Chmarsky translated for us, and he did not look approvingly at the waiter. He said, 'It is undoubtedly a public woman.'

And we said, 'But what's wrong with a public woman? Is she pretty?'

Chmarsky screwed up his face. He was the only one at the table who could see her. 'No,' he said, 'she is very ugly.'

We said, 'We think she should be abolished. We think she is a social evil. We think that an ugly public woman is a threat to the whole structure of society, a threat to the home, and security, and mother love, and all things like that.'

And Chmarsky nodded his head gloomily and agreed with us. It was practically the first time we had agreed on anything.

And we said, 'If, on the other hand, she were pretty, there might be extenuating circumstances. There might be some social injustice involved. If she were pretty, we would advocate investigating her background, to find out what social difficulty has caused her to be a public woman, and to try, perhaps, to induce her to return to private enterprise.'

Chmarsky began to regard us with a suspicious, inquisitive eye. He did not trust us very much.

Our backs were to the public woman, but eventually we stole a look, and he was right, she was not pretty, and we don't know whether they abolished her or not.

The summer nights were wonderful in Tiflis; the air soft, and light, and dry. Young men and girls walked aimlessly in the streets, enjoying themselves. And the costumes of the young men were rather nice: tunics, sometimes of heavy white silk, belted at the waist, and long narrow trousers, and soft black boots. They are a very handsome breed, the Georgian men.

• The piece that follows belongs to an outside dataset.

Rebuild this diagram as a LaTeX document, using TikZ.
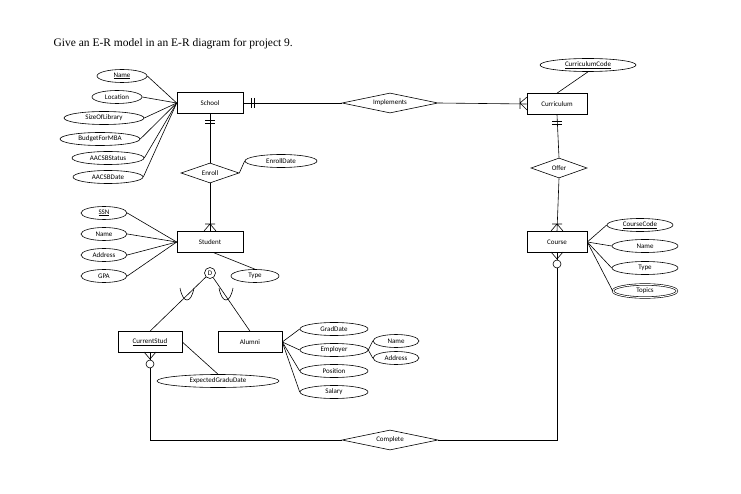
\documentclass[tikz,border=0pt]{standalone}
\usepackage{fontspec}
\setmainfont{Carlito}
\newfontfamily\titlefont{Liberation Serif}
\usetikzlibrary{shapes.geometric,shapes.misc}
\begin{document}
\begin{tikzpicture}[x=1pt,y=-1pt,font=\fontsize{7}{8}\selectfont,line width=0.6pt,
 ent/.style={draw,rectangle,minimum width=66pt,minimum height=21pt,inner sep=0pt},
 att/.style={draw,ellipse,minimum height=13pt,inner sep=0pt},
 rel/.style={draw,diamond,aspect=3,inner sep=1pt},
 dbl/.style={att,double,double distance=1pt}]
\useasboundingbox (0,0) rectangle (741,494);
\node[anchor=west,font=\titlefont\fontsize{11.5}{12}\selectfont] (title) at (50,44) {Give an E-R model in an E-R diagram for project 9.};
% entities
\node[ent] (school) at (210,103) {School};
\node[ent,minimum width=60pt] (curr) at (557,104) {Curriculum};
\node[ent] (student) at (210,242) {Student};
\node[ent,minimum width=60pt] (course) at (557,242) {Course};
\node[ent,minimum width=64pt] (cs) at (150,342) {\underline{CurrentStud}};
\node[ent,minimum width=64pt] (alum) at (250,342) {Alumni};
% relationships
\node[rel,minimum width=96pt,minimum height=20pt] (impl) at (390,103) {Implements};
\node[rel,minimum width=58pt,minimum height=20pt] (enroll) at (210,173) {Enroll};
\node[rel,minimum width=56pt,minimum height=20pt] (offer) at (559,168) {Offer};
\node[rel,minimum width=96pt,minimum height=20pt] (comp) at (390,440) {Complete};
% school attributes
\node[att,minimum width=50pt] (sname) at (122,76) {\underline{Name}};
\node[att,minimum width=50pt] (sloc) at (117,97) {Location};
\node[att,minimum width=80pt] (ssize) at (104,118) {SizeOfLibrary};
\node[att,minimum width=80pt] (sbud) at (100,139) {BudgetForMBA};
\node[att,minimum width=72pt] (sstat) at (108,158) {AACSBStatus};
\node[att,minimum width=70pt] (sdate) at (108,177) {AACSBDate};
\foreach \a in {sname,sloc,ssize,sbud,sstat,sdate} \draw (\a.east) -- (school.west);
\node[att,minimum width=96pt] (ccode) at (588,65) {\underline{CurriculumCode}};
\draw (ccode.south) -- (curr.north);
\node[att,minimum width=72pt] (edate) at (281,161) {EnrollDate};
\draw (enroll.east) -- (edate.west);
% student attributes
\node[att,minimum width=46pt] (ssn) at (104,213) {\underline{SSN}};
\node[att,minimum width=46pt] (stname) at (104,234) {Name};
\node[att,minimum width=46pt] (stadd) at (104,255) {Address};
\node[att,minimum width=46pt] (stgpa) at (104,276) {GPA};
\foreach \a in {ssn,stname,stadd,stgpa} \draw (\a.east) -- (student.west);
\node[att,minimum width=48pt] (stype) at (255,276) {Type};
\draw ([xshift=4pt]student.south) -- (stype.north);
% course attributes
\node[att,minimum width=66pt] (ccc) at (640,225) {\underline{CourseCode}};
\node[att,minimum width=66pt] (cname) at (645,246) {Name};
\node[att,minimum width=66pt] (ctype) at (645,268) {Type};
\node[dbl,minimum width=64pt] (ctop) at (645,291) {Topics};
\foreach \a in {ccc,cname,ctype,ctop} \draw (course.east) -- (\a.west);
% alumni attributes
\node[att,minimum width=68pt] (gd) at (334,329) {GradDate};
\node[att,minimum width=68pt] (emp) at (334,350) {Employer};
\node[att,minimum width=68pt] (pos) at (334,371) {Position};
\node[att,minimum width=68pt] (sal) at (334,392) {Salary};
\foreach \a in {gd,emp,pos,sal} \draw (alum.east) -- (\a.west);
\node[att,minimum width=46pt] (ename) at (396,341) {Name};
\node[att,minimum width=46pt] (eadd) at (396,358) {Address};
\draw (emp.east) -- (ename.west); \draw (emp.east) -- (eadd.west);
\node[att,minimum width=122pt] (egd) at (218,381) {ExpectedGraduDate};
\draw (cs.east) -- (egd.north);
% disjoint
\node[draw,circle,inner sep=0pt,minimum size=11pt] (d) at (210,273) {D};
\draw[double,double distance=1.5pt] (student.south) -- (d.north);
\draw (d) -- (cs.north); \draw (d) -- (alum.north);
\foreach \x in {187,226}
  \draw (\x-7,288) .. controls (\x-4,304) and (\x+4,304) .. (\x+7,288);
% relationships lines
\draw (school.east) -- (impl.west);
\draw (impl.east) -- (curr.west);
\draw (251,98) -- (251,108) (254,98) -- (254,108);
\draw (520,98) -- (520,109) (520,103) -- (527,97) (520,103) -- (527,110);
\draw (school.south) -- (enroll.north);
\draw (205,120) -- (215,120) (205,123) -- (215,123);
\draw (enroll.south) -- (student.north);
\draw (205,224) -- (215,224) (210,224) -- (204,231) (210,224) -- (216,231);
\draw (curr.south) -- (offer.north);
\draw (552,121) -- (562,121) (552,124) -- (562,124);
\draw (offer.south) -- (course.north);
\draw (552,224) -- (562,224) (557,224) -- (551,231) (557,224) -- (563,231);
\coordinate (c1) at (150,440); \coordinate (c2) at (557,440);
\draw (cs.south) -- (c1) -- (comp.west);
\draw (comp.east) -- (c2) -- (course.south);
\draw (150,359) -- (144,352) (150,359) -- (156,352);
\draw[fill=white] (150,364) circle (4pt);
\draw (557,259) -- (551,252) (557,259) -- (563,252);
\draw[fill=white] (557,264) circle (4pt);
\end{tikzpicture}
\end{document}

From the high balconies of the old houses we could hear in the night soft singing of strange music, accompanied by a picked instrument that sounded like a mandolin, and occasionally a flute played in a dark street.

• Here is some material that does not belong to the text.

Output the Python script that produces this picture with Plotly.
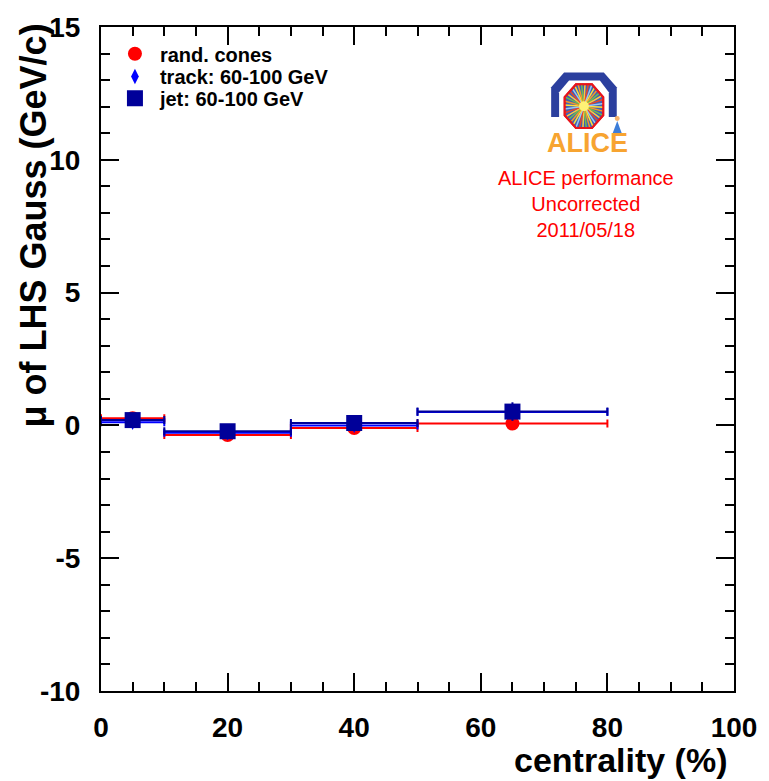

The people of Georgia seemed to us more relaxed than any we had seen so far, relaxed, and fierce, and full of joy. And perhaps this is why the Russians admire them so. Perhaps this is the way they would like to be.

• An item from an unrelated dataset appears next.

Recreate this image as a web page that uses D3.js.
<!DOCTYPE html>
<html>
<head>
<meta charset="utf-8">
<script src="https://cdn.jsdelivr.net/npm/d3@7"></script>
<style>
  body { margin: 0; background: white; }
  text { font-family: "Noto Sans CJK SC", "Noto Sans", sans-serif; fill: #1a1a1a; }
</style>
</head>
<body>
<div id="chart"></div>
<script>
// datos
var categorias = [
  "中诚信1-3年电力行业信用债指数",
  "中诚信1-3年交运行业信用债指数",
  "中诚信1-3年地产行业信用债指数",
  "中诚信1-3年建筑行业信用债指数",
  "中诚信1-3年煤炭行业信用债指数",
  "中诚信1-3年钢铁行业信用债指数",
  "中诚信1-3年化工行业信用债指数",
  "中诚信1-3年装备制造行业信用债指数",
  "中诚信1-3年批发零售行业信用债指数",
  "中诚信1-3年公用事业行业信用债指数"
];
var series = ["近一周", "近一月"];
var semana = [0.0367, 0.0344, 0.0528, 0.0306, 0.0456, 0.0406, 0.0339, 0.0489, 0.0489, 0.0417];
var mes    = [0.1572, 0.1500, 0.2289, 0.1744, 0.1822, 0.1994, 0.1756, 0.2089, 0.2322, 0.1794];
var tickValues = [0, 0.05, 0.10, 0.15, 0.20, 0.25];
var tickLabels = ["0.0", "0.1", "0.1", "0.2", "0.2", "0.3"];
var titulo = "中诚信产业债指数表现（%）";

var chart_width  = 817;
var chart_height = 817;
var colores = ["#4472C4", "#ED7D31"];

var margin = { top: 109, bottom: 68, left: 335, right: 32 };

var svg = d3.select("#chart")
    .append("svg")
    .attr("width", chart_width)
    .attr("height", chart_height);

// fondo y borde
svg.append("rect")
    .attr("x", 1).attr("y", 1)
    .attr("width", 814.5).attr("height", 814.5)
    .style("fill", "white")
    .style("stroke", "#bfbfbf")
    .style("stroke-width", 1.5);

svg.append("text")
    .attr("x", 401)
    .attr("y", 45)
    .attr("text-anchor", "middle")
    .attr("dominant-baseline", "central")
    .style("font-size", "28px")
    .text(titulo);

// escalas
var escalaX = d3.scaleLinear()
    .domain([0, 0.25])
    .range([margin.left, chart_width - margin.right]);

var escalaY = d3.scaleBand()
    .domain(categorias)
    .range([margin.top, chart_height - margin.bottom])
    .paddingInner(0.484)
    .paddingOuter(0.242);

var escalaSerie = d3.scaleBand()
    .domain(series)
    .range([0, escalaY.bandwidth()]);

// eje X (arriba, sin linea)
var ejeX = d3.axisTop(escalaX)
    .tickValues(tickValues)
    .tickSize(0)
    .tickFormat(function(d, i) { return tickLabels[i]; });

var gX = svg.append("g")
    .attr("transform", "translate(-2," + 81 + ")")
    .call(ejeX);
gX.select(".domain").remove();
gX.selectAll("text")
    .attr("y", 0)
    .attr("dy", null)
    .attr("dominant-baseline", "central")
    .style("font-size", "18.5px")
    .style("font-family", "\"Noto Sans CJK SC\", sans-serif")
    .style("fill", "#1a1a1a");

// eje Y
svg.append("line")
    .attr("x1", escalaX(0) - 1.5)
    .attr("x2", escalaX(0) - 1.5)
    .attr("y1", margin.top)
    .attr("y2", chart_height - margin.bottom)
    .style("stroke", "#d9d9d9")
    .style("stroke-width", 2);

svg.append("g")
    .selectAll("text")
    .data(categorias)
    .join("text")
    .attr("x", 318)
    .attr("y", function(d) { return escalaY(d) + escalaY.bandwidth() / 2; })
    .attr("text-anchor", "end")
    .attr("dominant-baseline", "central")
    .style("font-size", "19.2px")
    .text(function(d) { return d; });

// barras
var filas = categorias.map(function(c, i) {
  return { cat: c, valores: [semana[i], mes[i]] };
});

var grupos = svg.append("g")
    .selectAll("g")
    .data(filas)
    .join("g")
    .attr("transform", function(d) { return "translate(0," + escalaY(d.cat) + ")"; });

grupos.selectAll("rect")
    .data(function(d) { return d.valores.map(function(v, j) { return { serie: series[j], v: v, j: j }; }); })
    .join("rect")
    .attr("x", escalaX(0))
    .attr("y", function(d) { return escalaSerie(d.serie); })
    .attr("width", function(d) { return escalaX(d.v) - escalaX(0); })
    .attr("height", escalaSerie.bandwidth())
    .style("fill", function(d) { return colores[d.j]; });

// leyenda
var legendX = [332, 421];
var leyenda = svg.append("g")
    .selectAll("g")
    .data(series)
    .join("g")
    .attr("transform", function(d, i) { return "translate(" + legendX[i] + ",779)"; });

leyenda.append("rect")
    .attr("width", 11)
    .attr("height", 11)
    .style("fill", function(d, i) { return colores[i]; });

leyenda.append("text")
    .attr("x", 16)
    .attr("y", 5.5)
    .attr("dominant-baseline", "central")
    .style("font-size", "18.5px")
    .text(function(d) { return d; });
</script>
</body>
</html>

There was a huge moon over the western mountains, and it made the city seem even more mysterious and old, and the great black castle on the ridge stood out in front of the moon. And if there are ghosts anyplace in the world, they must be here, and if there is a ghost of Queen Tamara, she must have been walking the ridge in the moonlight that night.

CHAPTER 8

THE TIFLIS WRITERS' UNION had asked us to come to a little reception. And it must be admitted that we were frightened, for these meetings have a habit of becoming extremely literary, and we are not very literary people. Besides, we knew by now that the Georgians take their literature very seriously: poetry and music are their great contributions to world culture, and their poetry is very ancient. Their poetry is not read by a few people; it is read by everyone. In their burial places on the hill we had seen that their poets were buried on an equal footing with their kings, and in many cases a poet has been remembered where a king has been forgotten. And one ancient poet, Rust'hveli, who wrote a long epic poem called The Knight in the Tiger Skin, is honored almost as a national hero in Georgia, and his verses are read and are memorized even by children, and his picture is everywhere.

We were afraid that the meeting of the writers might be a little rugged for us, but we went. About twenty men and three women received us. And we sat in chairs around a large room and regarded one another. There was a speech of welcome to us, and without transition our welcomer said, 'And now Mr. So-and-so will read a short summary of Georgian literature.'

A man on my right opened a sheaf of papers, and I could see that it was typewritten and single-spaced. He began to read, and I waited for the translation. A paragraph later I suddenly realized that he was reading in English. I became fascinated, because I could only understand about one word in ten. His pronunciation was so curious that although the words were English all right, they did not sound remotely like English when he said them. And he read twenty typewritten pages.